For composite, I switched to Restore Composite Deck Sealer after that first peeling disaster. Different chemistry, way more flexibility. That's what your contractor buddy missed. Cabot's works great on actual timber, but slaps it on composite and yeah, you're gonna watch it flake off in sheets by spring. Not the product's fault — wrong tool for the job.

Mar 27

Yeah, Cabot's is terrible on composite. We spec'd it on a job in Toronto two years ago—same peeling disaster by February. Switched to Sikkens Cetol for our decks now. Costs more upfront but actually lasts. Your contractor buddy probably uses it on real wood, not composite. Different beast entirely.

Mar 27

Oh no, this is my nightmare. We're planning to seal our new deck next month and now I'm terrified. Did you try stripping it all off and starting over? What actually worked for you after? I need to know before I drop money on the wrong product.

Mar 27

Yeah, I'm gonna push back here because I've actually specified Cabot's on three residential projects in the last two years and it's held up fine. But — and this is a big but — I never use it on composite. That's your problem right there.

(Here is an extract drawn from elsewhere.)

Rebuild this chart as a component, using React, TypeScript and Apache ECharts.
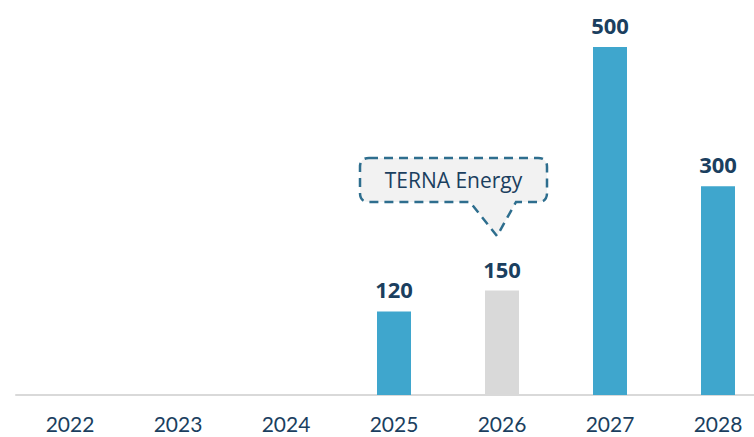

Composite doesn't need oil. It's engineered to shed water. When you slap an oil finish on it, you're trapping moisture underneath and creating a perfect peeling situation, especially through freeze-thaw cycles. That's not Cabot's fault — that's a material mismatch.

For actual timber decks in Canadian winters, Cabot's works. We use it on cedar and ipe. But you need to prep properly — sand, strip any old finish, wait 48 hours before staining, and reapply every 18-24 months. People skip steps and blame the product.

For composite, you don't oil it at all. If you want something that looks richer, use a water-based composite stain — we've had good luck with Defy Extreme on TimberTech. Costs about the same, way better results on composite.

If your contractor told you to oil a composite deck, he either doesn't know the material or didn't pay attention to what you actually had. That's the conversation you need to have with him, not with Cabot's. They make a solid product — just not for what you used it on.

Strip it all off, start over with the right product for your actual deck type. Pain in the ass, yeah. But at least you'll know what went wrong.